═════ Working data ═════

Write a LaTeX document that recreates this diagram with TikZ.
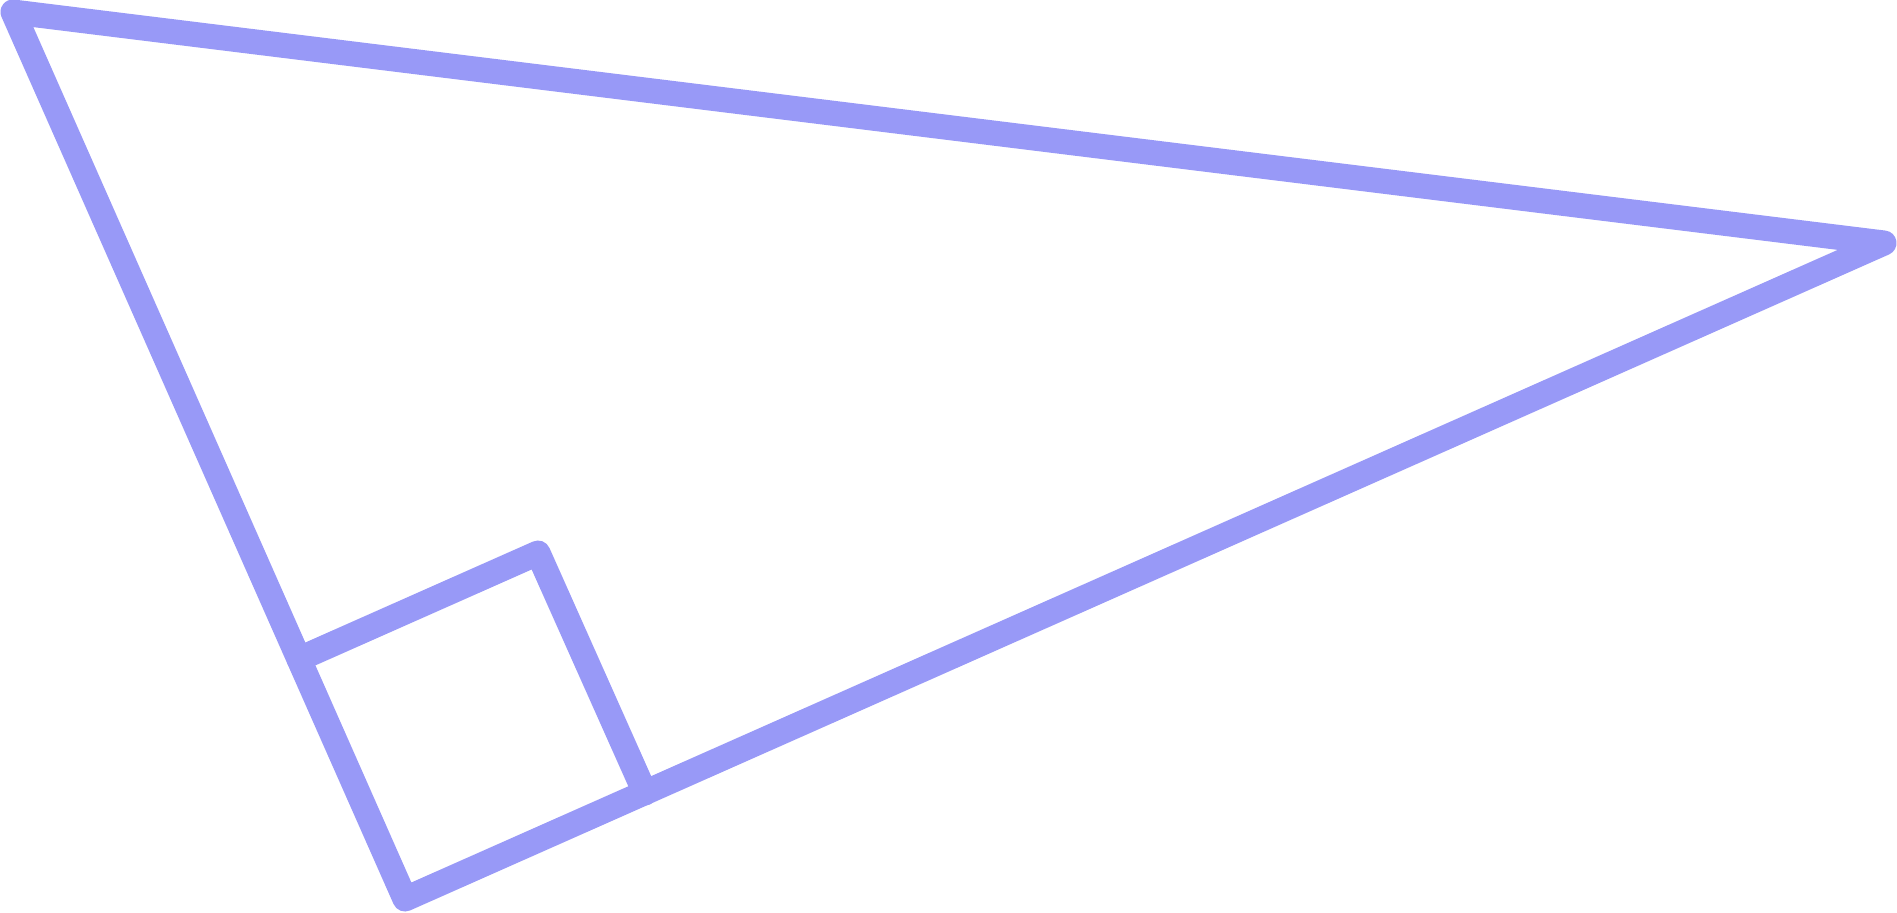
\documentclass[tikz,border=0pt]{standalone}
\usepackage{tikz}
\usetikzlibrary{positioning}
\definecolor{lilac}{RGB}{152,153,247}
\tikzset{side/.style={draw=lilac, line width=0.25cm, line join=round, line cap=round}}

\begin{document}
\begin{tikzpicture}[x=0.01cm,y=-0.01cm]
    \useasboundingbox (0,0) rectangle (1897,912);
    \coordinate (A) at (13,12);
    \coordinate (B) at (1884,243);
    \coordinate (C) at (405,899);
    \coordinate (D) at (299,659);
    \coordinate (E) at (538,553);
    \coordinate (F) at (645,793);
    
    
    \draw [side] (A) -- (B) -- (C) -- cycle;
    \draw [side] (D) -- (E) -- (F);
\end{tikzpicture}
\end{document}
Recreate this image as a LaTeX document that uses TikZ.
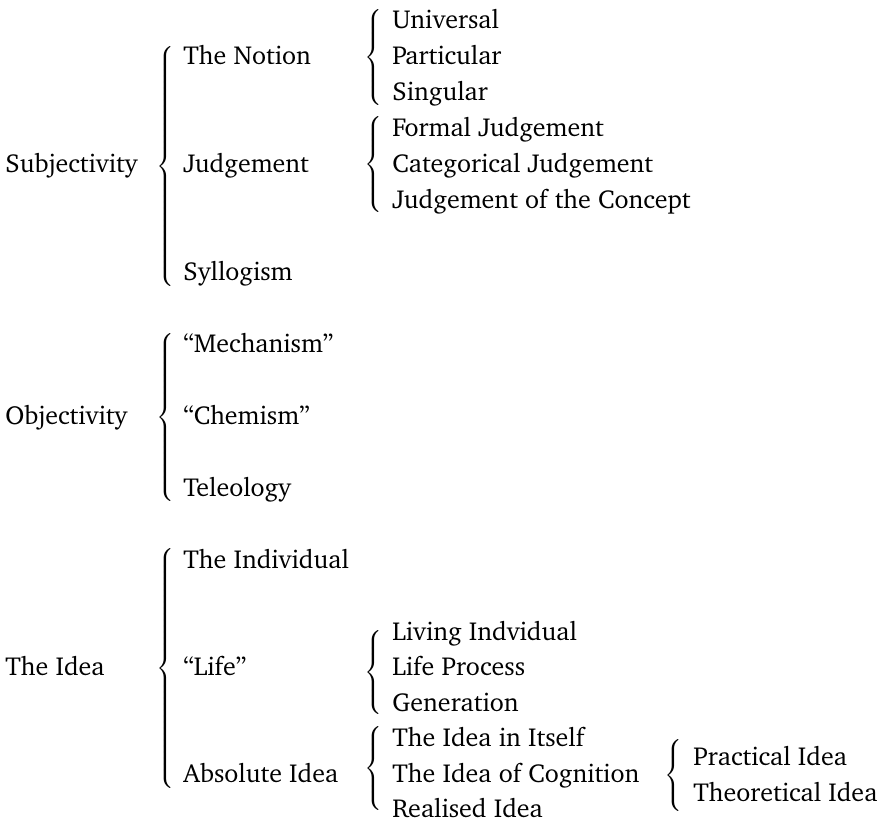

═════

> _Work to do_:
The records above must be printed exactly; the pictures stay out.

> _Response to the exercise_:
Write a LaTeX document that recreates this diagram with TikZ.
\documentclass[tikz,border=0pt]{standalone}
\usepackage{tikz}
\usetikzlibrary{positioning}
\definecolor{lilac}{RGB}{152,153,247}
\tikzset{side/.style={draw=lilac, line width=0.25cm, line join=round, line cap=round}}

\begin{document}
\begin{tikzpicture}[x=0.01cm,y=-0.01cm]
    \useasboundingbox (0,0) rectangle (1897,912);
    \coordinate (A) at (13,12);
    \coordinate (B) at (1884,243);
    \coordinate (C) at (405,899);
    \coordinate (D) at (299,659);
    \coordinate (E) at (538,553);
    \coordinate (F) at (645,793);
    
    
    \draw [side] (A) -- (B) -- (C) -- cycle;
    \draw [side] (D) -- (E) -- (F);
\end{tikzpicture}
\end{document}
Recreate this image as a LaTeX document that uses TikZ.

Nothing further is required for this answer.